What the UN Is Saying That Silicon Valley Isn't Hearing

The policy world has been screaming about this. For years.

SDG 5, Target 5.4 — one of the United Nations' Sustainable Development Goals — explicitly calls on the world to "recognize and value unpaid care and domestic work." It's been on the global agenda since 2015. Eleven years. Target date: 2030. Progress: minimal.

The International Labour Organization developed the 5R Framework for care work: Recognize, Reduce, Redistribute, Reward, Represent. Five verbs. You can't do any of them without first making the labor visible and trackable.

Hochschild named this problem in 1989. The UN formalized it in 2015. It's 2026. Where's the product?
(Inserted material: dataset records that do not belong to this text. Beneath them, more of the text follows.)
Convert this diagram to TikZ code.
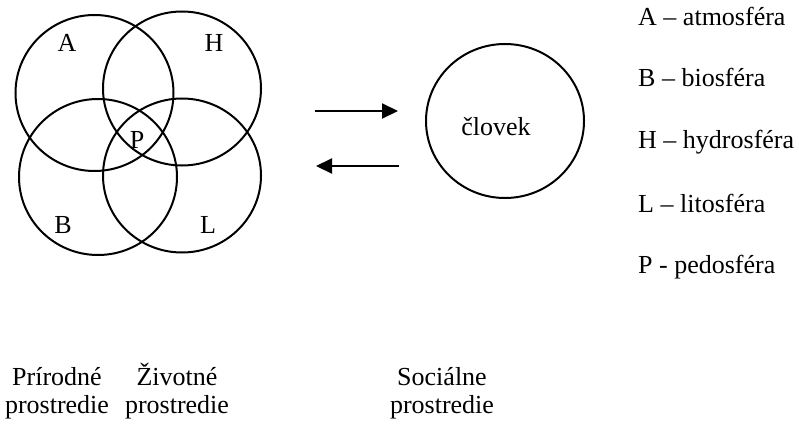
\documentclass[tikz,border=0pt]{standalone}
\usepackage{fontspec}
\setmainfont{Liberation Serif}
\usetikzlibrary{arrows.meta,shapes.geometric}
\begin{document}
\begin{tikzpicture}[x=1pt,y=-1pt,
  ring/.style={draw,line width=2pt},
  lbl/.style={inner sep=0pt,anchor=base,font=\fontsize{26}{28}\selectfont},
  leg/.style={inner sep=0pt,anchor=base west,font=\fontsize{26}{28}\selectfont},
  arr/.style={line width=2pt,-{Triangle[length=16pt,width=15pt]}}]
\useasboundingbox (0,0) rectangle (799,425);
% sphere circles
\draw[ring] (94.5,93) ellipse [x radius=79,y radius=78];
\draw[ring] (182,88.5) ellipse [x radius=79,y radius=77];
\draw[ring] (98,177) ellipse [x radius=79,y radius=78];
\draw[ring] (182,175.5) ellipse [x radius=79,y radius=77];
\node[lbl] (a) at (67,52) {A};
\node[lbl] (h) at (214,52) {H};
\node[lbl] (p) at (137,148) {P};
\node[lbl] (b) at (63,233) {B};
\node[lbl] (l) at (208,233) {L};
% human
\node[draw,ellipse,line width=2pt,minimum width=158pt,minimum height=154pt,inner sep=0pt] (c) at (505,121) {};
\node[lbl] (clovek) at (496,135) {človek};
% arrows
\coordinate (a1s) at (315,111);
\coordinate (a1e) at (398,111);
\coordinate (a2s) at (399,166);
\coordinate (a2e) at (316,166);
\draw[arr] (a1s) -- (a1e);
\draw[arr] (a2s) -- (a2e);
% legend
\node[leg] (la) at (638,26) {A – atmosféra};
\node[leg] (lb) at (638,87) {B – biosféra};
\node[leg] (lh) at (638,148) {H – hydrosféra};
\node[leg] (ll) at (638,212) {L – litosféra};
\node[leg] (lp) at (638,273) {P - pedosféra};
% bottom labels
\node[lbl,align=center] (pr) at (57,413) {Prírodné\\prostredie};
\node[lbl,align=center] (zi) at (177,413) {Životné\\prostredie};
\node[lbl,align=center] (so) at (442,413) {Sociálne\\prostredie};
\end{tikzpicture}
\end{document}
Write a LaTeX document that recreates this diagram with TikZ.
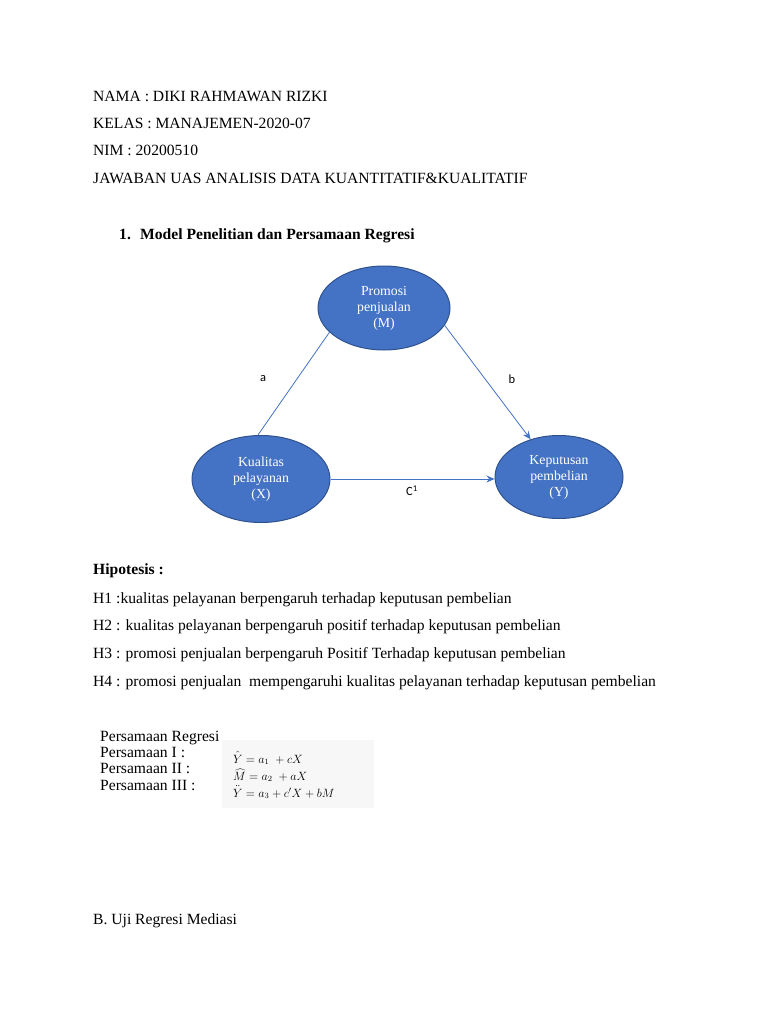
\documentclass[tikz,border=0pt]{standalone}
\usepackage{fontspec}
\setmainfont{Liberation Serif}
\newfontfamily\calibri{Carlito}
\usetikzlibrary{positioning,calc,shapes.geometric,arrows.meta}
\definecolor{ofblue}{HTML}{4472C4}
\definecolor{ofedge}{HTML}{2F528F}

\begin{document}
\begin{tikzpicture}[x=1pt,y=-1pt]
\tikzset{
  body/.style={anchor=base west, inner sep=0pt, font=\fontsize{15.6}{18}\selectfont},
  var/.style={ellipse, draw=ofedge, line width=1pt, fill=ofblue, text=white, inner sep=0pt, align=center, font=\fontsize{13.8}{16}\selectfont},
  link/.style={draw=ofblue, line width=0.8pt},
  arr/.style={-{Stealth[length=8pt,width=7pt]}},
  lbl/.style={font=\calibri\fontsize{12.5}{14}\selectfont, inner sep=0pt},
  eq/.style={anchor=base west, inner sep=0pt, font=\fontsize{11.5}{13}\selectfont}
}
\fill[white] (0,0) rectangle (768,1024);
\useasboundingbox (0,0) rectangle (768,1024);

% identitas
\node[body] (nama) at (93,102) {NAMA : DIKI RAHMAWAN RIZKI};
\node[body] (kelas) at (93,129) {KELAS : MANAJEMEN-2020-07};
\node[body] (nim) at (93,156) {NIM : 20200510};
\node[body] (judul) at (93,184) {JAWABAN UAS ANALISIS DATA KUANTITATIF\&KUALITATIF};

\node[body, font=\fontsize{15.6}{18}\selectfont\bfseries] (no1) at (119,240) {1.};
\node[body, font=\fontsize{15.6}{18}\selectfont\bfseries] (sub1) at (140,240) {Model Penelitian dan Persamaan Regresi};

% model
\node[var, minimum width=132pt, minimum height=84pt] (M) at (384,308) {Promosi\\penjualan\\(M)};
\node[var, minimum width=138pt, minimum height=87pt] (X) at (261,479) {Kualitas\\pelayanan\\(X)};
\node[var, minimum width=128pt, minimum height=83pt] (Y) at (559,477) {Keputusan\\pembelian\\(Y)};

\draw[link] (X.94) -- (M.204);
\draw[link, arr] (M.344) -- (Y.127);
\draw[link, arr] (X.east) -- (Y.west |- X.east);

\node[lbl] (la) at (263,379) {a};
\node[lbl] (lb) at (512,379) {b};
\node[lbl] (lc) at (412,491) {C\textsuperscript{1}};

% hipotesis
\node[body, font=\fontsize{15.6}{18}\selectfont\bfseries] (hip) at (93,574) {Hipotesis :};
\node[body] (h1) at (93,603) {H1 :kualitas pelayanan berpengaruh terhadap keputusan pembelian};
\node[body] (h2) at (93,630) {H2 : kualitas pelayanan berpengaruh positif terhadap keputusan pembelian};
\node[body] (h3) at (93,658) {H3 : promosi penjualan berpengaruh Positif Terhadap keputusan pembelian};
\node[body] (h4) at (93,686) {H4 : promosi penjualan\ \ mempengaruhi kualitas pelayanan terhadap keputusan pembelian};

% persamaan
\node[body] (pr) at (100,741) {Persamaan Regresi};
\node[body] (p1) at (100,757) {Persamaan I :};
\node[body] (p2) at (100,773) {Persamaan II :};
\node[body] (p3) at (100,790) {Persamaan III :};

\fill[black!3] (222,740) rectangle (374,808);
\node[eq] (e1) at (233,763) {$\hat{Y} = a_1 \;+ cX$};
\node[eq] (e2) at (233,780) {$\widehat{M} = a_2 \;+ aX$};
\node[eq] (e3) at (233,797) {$\ddot{Y} = a_3 + c'X + bM$};

\node[body] (bagb) at (93,924) {B. Uji Regresi Mediasi};
\end{tikzpicture}
\end{document}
Why That's About to Change

Three things have shifted.

The research infrastructure finally exists. Daminger gave us a measurable framework for cognitive labor. The Fair Play evaluations showed what works and what doesn't. Programs like Bandebereho in Rwanda demonstrated that household labor redistribution is achievable at scale — with the right intervention and the right persistence. We're not guessing anymore. We have data.

The technology finally exists. PWAs run on any phone without an app store download. Push notifications keep systems alive between conversations. Mobile-first design means the tool lives where the work happens — in the kitchen, at the grocery store, during the 11 PM feeding.

The market is ready. Fair Play sold over a million copies. Emma's comic reached tens of millions. The demand for solutions — real, persistent, operational solutions — has been building for a decade. People don't need more books telling them the problem exists. They need a tool that helps them fix it, week after week.

Every other category of human behavior got its tracking product. Running got Nike+. Sleep got Oura. Meditation got Calm. Spending got Mint. The $11 trillion care economy got a shelf of really good books and a card deck.

We're building it. Not because we think couples need another app. Because $11 trillion worth of labor deserves to be seen.